What to produce: Include in the output only the lines from the opening of the records through the line containing "import plotly.graph_objects as go", each printed exactly; pictures are omitted.

*-*-*

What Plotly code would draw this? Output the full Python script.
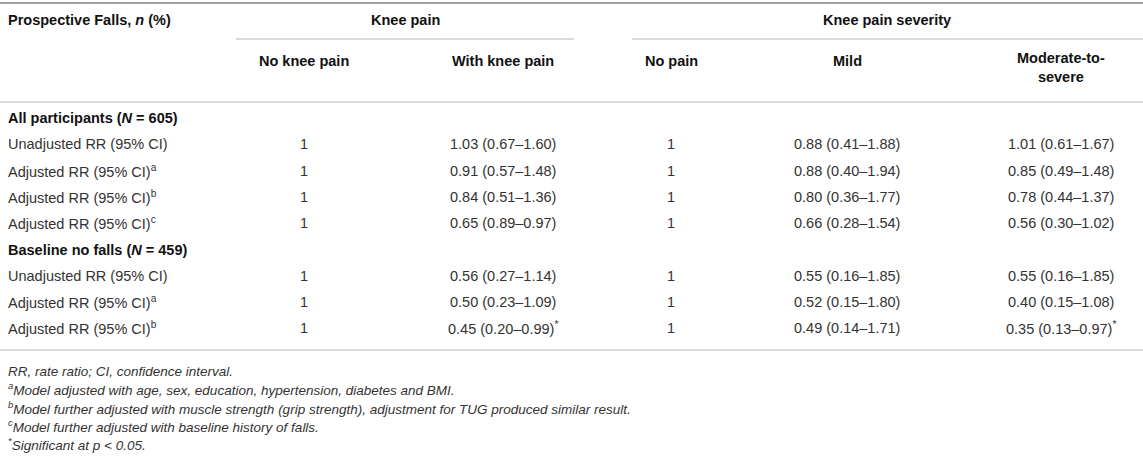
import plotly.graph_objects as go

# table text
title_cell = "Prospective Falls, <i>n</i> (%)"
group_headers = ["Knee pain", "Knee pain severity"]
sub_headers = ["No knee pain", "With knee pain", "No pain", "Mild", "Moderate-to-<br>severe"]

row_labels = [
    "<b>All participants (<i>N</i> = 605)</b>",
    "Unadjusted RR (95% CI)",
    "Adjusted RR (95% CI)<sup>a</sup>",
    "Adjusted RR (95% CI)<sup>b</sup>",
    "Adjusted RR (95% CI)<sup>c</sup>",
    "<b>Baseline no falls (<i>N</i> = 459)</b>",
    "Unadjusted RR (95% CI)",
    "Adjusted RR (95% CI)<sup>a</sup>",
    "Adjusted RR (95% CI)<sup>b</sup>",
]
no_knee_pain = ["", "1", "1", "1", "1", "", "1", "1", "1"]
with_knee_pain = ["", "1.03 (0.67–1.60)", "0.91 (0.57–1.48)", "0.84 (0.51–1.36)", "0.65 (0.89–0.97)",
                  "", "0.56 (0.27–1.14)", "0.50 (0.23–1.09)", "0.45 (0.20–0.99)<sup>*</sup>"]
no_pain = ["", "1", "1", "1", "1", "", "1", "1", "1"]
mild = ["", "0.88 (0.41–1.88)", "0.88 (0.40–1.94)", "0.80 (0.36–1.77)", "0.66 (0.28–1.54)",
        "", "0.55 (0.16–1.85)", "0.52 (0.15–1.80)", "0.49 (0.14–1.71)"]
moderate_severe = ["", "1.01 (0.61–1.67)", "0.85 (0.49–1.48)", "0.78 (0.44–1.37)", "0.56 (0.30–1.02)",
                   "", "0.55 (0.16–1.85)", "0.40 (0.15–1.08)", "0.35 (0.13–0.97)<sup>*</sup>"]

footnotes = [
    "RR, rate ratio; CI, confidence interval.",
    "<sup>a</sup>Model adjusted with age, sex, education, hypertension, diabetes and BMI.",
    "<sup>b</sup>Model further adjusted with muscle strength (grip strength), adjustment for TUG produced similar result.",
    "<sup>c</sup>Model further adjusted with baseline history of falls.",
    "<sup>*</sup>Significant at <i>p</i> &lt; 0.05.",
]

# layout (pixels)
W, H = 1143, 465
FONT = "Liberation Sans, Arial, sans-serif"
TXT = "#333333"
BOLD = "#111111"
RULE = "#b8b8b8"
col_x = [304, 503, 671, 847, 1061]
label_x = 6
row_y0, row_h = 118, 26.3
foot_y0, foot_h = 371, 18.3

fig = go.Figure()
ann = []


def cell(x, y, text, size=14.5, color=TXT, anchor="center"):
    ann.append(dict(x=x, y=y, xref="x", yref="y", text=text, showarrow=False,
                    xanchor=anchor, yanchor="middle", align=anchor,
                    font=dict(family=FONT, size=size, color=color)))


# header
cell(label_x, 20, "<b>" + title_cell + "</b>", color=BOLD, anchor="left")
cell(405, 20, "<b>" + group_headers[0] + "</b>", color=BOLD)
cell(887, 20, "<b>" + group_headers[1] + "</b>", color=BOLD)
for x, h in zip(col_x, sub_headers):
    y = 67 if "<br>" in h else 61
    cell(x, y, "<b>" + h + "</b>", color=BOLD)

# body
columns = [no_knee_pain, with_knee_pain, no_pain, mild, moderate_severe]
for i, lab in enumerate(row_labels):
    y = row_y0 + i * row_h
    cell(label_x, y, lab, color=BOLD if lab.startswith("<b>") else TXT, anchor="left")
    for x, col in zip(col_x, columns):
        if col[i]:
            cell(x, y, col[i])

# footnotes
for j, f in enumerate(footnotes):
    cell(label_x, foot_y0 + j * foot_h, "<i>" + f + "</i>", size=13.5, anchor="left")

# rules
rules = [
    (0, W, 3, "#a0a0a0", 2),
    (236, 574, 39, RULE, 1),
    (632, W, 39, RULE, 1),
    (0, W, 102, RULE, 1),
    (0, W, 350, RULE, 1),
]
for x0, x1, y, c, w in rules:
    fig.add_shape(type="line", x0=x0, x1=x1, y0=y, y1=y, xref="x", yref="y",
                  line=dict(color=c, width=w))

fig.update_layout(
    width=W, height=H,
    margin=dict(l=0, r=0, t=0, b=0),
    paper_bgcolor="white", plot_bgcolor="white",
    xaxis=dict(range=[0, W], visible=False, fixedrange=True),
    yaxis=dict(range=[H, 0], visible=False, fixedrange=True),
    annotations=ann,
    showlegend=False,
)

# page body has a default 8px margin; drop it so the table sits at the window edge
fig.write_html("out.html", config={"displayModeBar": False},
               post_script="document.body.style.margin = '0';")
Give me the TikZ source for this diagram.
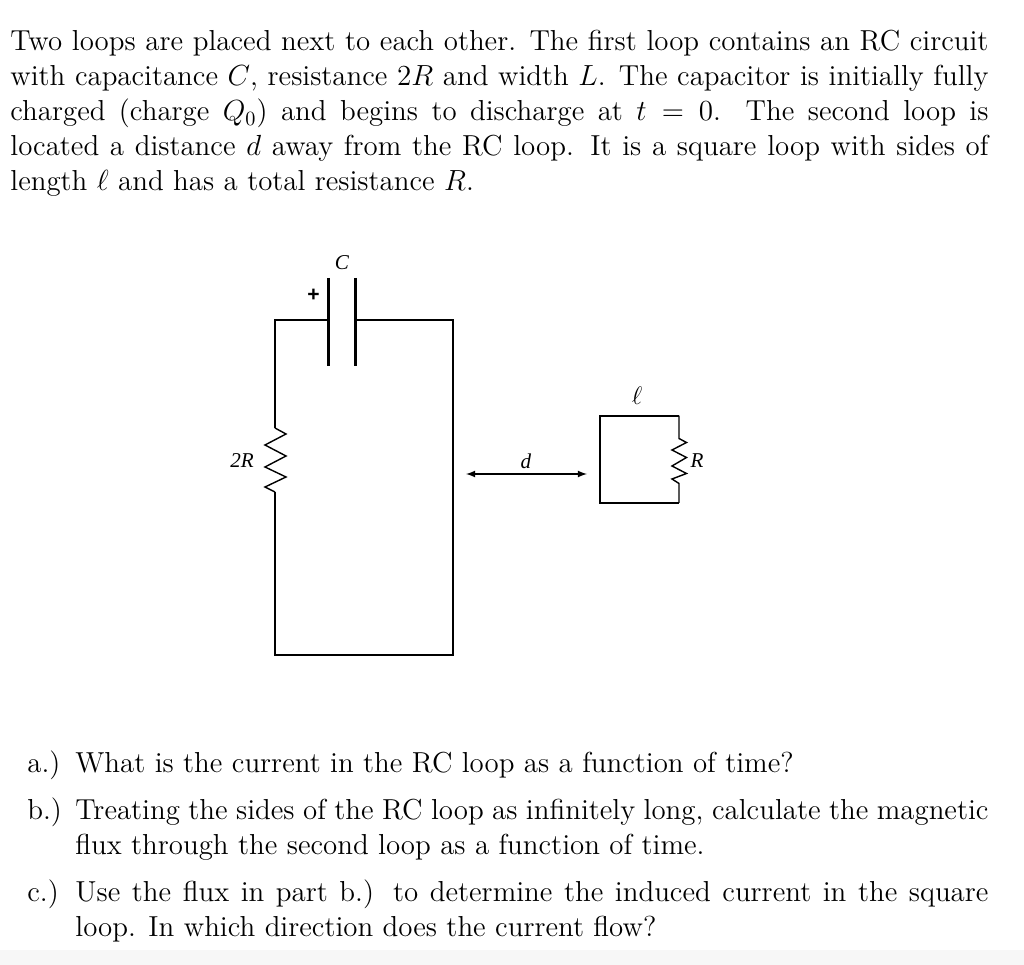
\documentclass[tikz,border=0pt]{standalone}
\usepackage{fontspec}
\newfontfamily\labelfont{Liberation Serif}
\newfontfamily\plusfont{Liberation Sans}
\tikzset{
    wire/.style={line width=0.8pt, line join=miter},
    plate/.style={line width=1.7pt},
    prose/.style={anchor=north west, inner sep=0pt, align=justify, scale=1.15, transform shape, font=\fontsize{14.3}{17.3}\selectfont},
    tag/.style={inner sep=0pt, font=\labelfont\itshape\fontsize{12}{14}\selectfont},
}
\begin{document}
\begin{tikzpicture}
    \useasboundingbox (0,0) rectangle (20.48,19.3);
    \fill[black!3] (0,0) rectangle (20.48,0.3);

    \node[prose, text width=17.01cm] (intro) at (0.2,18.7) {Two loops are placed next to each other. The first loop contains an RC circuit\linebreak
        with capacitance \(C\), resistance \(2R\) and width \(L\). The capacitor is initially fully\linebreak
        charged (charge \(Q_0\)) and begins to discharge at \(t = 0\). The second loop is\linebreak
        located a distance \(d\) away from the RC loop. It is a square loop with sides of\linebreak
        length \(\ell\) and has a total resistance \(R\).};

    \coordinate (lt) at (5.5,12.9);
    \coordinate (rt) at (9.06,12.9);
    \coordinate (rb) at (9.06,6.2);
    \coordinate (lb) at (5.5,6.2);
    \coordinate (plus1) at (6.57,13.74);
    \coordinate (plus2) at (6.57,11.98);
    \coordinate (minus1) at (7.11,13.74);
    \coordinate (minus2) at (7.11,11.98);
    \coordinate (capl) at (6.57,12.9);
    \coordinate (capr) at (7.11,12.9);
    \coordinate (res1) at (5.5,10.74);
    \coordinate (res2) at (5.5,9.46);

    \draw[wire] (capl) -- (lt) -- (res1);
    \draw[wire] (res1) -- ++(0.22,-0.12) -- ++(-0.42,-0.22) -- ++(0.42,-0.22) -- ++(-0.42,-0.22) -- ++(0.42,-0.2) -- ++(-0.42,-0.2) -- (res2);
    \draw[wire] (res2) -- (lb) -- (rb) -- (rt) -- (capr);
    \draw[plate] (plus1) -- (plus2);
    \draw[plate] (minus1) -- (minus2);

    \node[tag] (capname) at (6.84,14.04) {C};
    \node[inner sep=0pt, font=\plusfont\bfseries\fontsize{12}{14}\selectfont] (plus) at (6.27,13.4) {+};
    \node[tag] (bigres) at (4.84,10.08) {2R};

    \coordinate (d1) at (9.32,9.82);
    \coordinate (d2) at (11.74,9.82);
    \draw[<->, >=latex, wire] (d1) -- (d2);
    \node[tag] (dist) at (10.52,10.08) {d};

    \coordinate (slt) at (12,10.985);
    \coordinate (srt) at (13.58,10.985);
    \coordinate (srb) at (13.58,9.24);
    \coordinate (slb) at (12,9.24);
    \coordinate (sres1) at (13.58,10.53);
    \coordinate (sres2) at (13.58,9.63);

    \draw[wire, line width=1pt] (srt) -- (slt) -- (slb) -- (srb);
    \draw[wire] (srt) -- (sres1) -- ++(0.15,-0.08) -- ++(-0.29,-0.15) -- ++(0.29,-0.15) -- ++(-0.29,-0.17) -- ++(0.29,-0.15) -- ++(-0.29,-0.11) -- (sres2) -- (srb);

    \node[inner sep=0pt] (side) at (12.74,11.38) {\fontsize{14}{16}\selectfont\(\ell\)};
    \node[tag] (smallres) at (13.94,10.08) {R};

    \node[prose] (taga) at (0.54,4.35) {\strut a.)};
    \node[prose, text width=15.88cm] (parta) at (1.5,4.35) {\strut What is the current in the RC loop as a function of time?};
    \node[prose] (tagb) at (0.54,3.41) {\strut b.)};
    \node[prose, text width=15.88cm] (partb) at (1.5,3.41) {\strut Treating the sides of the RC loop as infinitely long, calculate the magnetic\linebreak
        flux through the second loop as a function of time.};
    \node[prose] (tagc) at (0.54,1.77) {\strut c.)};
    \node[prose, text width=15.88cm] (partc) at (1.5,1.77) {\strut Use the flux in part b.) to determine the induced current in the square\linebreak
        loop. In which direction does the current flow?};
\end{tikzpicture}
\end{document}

*-*-*

Complete answer:
What Plotly code would draw this? Output the full Python script.
import plotly.graph_objects as go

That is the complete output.